_REQUIRED TASK_
Beginning with the line that contains "Output the web", retype the entries below exactly, ending with the line that contains "var chart = echarts.init(document.getElementById('chart'));". Leave out any pictures.

_SUPPLIED DATA_
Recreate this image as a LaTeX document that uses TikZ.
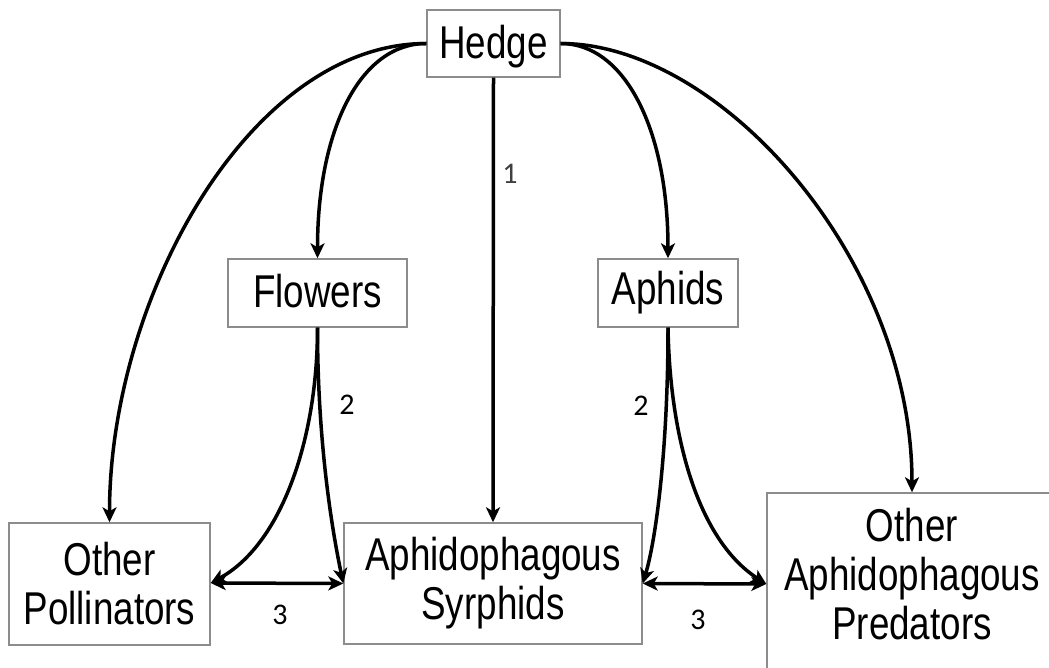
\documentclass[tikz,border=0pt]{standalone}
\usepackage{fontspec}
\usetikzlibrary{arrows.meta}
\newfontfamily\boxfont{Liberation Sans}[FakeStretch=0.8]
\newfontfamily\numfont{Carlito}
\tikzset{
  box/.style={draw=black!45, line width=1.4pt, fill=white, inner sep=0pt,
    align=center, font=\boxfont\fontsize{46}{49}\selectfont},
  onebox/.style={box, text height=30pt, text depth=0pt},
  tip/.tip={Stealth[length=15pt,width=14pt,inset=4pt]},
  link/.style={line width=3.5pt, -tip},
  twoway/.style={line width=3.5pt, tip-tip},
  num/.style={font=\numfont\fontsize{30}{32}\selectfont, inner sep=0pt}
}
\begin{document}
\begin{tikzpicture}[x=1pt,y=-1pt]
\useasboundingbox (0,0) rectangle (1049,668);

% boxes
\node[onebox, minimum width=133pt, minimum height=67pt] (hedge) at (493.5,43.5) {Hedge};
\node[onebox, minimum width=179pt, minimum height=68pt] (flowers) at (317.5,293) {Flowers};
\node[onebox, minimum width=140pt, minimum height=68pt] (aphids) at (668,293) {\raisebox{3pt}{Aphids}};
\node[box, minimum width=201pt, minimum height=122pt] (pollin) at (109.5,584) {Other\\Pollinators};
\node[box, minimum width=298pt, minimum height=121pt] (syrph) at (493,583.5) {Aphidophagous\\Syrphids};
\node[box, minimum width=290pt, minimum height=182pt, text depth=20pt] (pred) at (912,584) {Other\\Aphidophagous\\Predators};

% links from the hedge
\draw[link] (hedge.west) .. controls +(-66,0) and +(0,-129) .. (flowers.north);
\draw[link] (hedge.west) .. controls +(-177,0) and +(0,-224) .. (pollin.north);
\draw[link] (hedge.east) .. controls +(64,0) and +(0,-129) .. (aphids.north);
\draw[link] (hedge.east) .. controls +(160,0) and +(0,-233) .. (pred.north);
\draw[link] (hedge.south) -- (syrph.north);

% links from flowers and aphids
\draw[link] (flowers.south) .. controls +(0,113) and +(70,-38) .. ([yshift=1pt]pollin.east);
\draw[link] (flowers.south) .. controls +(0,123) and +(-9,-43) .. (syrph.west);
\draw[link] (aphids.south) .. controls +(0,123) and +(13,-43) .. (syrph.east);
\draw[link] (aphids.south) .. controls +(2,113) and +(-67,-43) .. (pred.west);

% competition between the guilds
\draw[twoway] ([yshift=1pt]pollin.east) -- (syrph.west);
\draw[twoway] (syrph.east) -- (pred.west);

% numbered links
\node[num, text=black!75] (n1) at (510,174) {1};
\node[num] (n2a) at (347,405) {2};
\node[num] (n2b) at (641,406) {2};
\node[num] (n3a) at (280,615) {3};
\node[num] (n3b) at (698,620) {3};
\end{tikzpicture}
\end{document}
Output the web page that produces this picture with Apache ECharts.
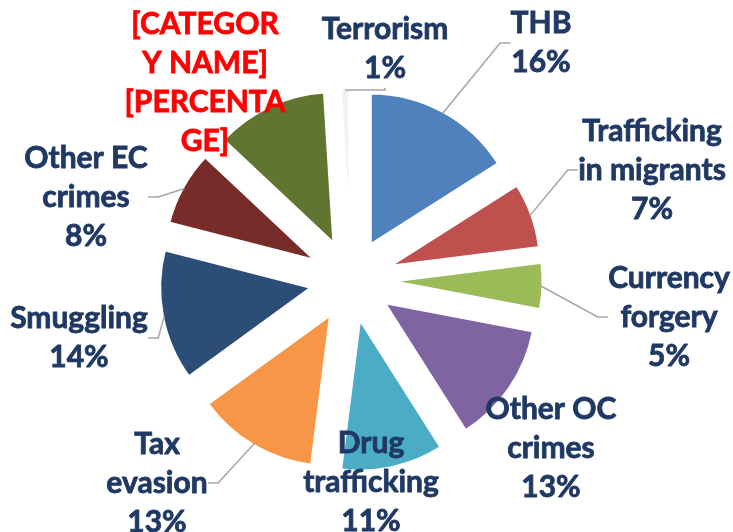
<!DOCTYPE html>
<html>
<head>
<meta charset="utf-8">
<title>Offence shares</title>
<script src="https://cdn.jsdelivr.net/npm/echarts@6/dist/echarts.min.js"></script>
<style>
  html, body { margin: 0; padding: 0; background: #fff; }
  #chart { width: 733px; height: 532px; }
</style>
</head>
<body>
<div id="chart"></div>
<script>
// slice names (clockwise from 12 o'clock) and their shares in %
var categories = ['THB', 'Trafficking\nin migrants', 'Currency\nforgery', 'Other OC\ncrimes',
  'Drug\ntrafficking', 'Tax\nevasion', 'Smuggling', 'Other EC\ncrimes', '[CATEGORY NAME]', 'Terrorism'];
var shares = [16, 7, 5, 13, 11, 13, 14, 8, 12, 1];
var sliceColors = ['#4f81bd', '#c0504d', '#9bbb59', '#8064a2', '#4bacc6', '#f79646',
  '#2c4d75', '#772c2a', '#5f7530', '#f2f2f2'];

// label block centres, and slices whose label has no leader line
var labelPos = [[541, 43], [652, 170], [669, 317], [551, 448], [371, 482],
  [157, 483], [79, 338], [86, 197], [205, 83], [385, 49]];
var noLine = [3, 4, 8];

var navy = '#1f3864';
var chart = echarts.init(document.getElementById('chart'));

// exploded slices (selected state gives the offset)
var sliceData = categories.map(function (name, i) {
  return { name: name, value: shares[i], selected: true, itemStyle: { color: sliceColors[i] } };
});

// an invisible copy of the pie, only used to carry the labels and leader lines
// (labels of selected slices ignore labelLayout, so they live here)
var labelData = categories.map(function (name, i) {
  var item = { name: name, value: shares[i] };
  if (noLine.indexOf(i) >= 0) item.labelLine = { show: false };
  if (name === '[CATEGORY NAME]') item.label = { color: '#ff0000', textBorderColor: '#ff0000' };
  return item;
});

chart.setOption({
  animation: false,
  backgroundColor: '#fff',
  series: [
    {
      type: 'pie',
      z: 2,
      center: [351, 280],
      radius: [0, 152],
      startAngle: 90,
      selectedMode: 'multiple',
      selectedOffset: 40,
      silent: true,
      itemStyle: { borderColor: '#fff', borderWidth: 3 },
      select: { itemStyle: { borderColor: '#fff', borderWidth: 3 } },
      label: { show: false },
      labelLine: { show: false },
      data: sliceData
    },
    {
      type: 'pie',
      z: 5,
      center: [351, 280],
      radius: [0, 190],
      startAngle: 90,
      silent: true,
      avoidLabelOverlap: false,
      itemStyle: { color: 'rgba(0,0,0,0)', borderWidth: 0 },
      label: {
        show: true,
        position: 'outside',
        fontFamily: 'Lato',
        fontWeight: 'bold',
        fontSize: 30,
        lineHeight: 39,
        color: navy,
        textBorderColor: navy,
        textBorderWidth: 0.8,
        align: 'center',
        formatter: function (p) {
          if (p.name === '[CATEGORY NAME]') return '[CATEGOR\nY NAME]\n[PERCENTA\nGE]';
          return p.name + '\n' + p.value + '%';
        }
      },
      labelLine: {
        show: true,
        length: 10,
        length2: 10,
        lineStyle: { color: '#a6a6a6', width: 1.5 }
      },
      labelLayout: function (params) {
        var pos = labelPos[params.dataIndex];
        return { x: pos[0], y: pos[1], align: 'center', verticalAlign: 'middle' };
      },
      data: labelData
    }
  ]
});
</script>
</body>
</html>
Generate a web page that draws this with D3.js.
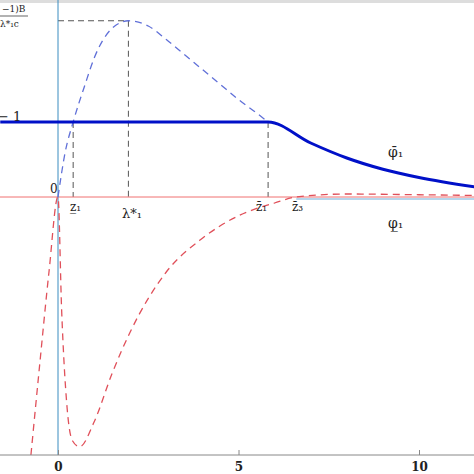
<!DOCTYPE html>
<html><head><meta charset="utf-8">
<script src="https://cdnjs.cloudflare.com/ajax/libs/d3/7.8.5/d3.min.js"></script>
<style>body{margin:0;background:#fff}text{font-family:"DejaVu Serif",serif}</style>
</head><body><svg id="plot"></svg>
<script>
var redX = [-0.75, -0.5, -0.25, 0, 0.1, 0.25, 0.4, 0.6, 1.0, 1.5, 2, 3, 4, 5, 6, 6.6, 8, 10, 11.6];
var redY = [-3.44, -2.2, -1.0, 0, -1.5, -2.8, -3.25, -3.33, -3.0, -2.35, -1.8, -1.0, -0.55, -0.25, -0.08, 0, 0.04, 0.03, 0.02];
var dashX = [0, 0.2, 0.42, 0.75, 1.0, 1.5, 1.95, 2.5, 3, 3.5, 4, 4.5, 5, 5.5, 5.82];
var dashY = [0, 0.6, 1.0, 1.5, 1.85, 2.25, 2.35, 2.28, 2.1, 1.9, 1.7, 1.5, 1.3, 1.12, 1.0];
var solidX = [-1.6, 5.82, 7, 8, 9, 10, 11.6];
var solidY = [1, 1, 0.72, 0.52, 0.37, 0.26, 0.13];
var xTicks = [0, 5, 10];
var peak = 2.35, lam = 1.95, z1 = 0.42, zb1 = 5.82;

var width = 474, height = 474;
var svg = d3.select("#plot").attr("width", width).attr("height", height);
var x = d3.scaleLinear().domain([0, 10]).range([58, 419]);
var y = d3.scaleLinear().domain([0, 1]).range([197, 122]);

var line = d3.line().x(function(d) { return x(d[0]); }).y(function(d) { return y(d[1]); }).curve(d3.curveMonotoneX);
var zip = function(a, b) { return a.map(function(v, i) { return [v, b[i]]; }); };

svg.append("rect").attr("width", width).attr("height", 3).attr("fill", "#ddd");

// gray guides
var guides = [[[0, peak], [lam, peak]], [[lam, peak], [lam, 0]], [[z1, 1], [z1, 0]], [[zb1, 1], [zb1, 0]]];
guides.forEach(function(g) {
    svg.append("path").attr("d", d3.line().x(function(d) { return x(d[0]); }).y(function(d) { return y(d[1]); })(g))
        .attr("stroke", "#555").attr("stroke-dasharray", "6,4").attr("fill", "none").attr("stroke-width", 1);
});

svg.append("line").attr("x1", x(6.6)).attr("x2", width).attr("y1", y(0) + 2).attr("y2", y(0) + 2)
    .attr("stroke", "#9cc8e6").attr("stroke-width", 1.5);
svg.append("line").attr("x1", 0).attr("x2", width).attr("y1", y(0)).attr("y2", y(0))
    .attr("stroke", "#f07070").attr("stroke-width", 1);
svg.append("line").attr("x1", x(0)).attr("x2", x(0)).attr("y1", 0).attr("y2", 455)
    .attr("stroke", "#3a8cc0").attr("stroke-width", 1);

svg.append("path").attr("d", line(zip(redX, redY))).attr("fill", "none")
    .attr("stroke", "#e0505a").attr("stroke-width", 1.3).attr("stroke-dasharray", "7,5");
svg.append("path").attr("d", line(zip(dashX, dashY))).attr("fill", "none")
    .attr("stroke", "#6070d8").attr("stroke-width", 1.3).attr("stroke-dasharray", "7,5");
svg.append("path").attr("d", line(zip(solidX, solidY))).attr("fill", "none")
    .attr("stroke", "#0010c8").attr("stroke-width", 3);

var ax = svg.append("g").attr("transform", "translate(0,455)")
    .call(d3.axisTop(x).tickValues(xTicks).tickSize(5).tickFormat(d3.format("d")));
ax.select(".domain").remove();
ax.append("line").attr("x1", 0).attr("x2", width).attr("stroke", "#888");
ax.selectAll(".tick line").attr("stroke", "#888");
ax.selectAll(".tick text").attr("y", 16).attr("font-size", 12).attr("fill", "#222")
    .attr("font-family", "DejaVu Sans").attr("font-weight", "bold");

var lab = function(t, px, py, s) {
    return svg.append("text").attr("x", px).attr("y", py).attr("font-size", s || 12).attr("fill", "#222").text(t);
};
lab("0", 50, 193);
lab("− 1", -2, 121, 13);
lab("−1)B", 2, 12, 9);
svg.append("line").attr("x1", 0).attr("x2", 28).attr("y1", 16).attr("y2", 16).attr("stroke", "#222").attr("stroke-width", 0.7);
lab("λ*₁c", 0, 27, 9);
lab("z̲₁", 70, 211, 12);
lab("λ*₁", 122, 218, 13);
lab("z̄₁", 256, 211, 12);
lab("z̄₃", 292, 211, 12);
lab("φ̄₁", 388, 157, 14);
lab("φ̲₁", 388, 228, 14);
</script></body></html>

_ANSWER TO THIS EXERCISE_
Output the web page that produces this picture with Apache ECharts.
<!DOCTYPE html>
<html>
<head>
<meta charset="utf-8">
<title>Offence shares</title>
<script src="https://cdn.jsdelivr.net/npm/echarts@6/dist/echarts.min.js"></script>
<style>
  html, body { margin: 0; padding: 0; background: #fff; }
  #chart { width: 733px; height: 532px; }
</style>
</head>
<body>
<div id="chart"></div>
<script>
// slice names (clockwise from 12 o'clock) and their shares in %
var categories = ['THB', 'Trafficking\nin migrants', 'Currency\nforgery', 'Other OC\ncrimes',
  'Drug\ntrafficking', 'Tax\nevasion', 'Smuggling', 'Other EC\ncrimes', '[CATEGORY NAME]', 'Terrorism'];
var shares = [16, 7, 5, 13, 11, 13, 14, 8, 12, 1];
var sliceColors = ['#4f81bd', '#c0504d', '#9bbb59', '#8064a2', '#4bacc6', '#f79646',
  '#2c4d75', '#772c2a', '#5f7530', '#f2f2f2'];

// label block centres, and slices whose label has no leader line
var labelPos = [[541, 43], [652, 170], [669, 317], [551, 448], [371, 482],
  [157, 483], [79, 338], [86, 197], [205, 83], [385, 49]];
var noLine = [3, 4, 8];

var navy = '#1f3864';
var chart = echarts.init(document.getElementById('chart'));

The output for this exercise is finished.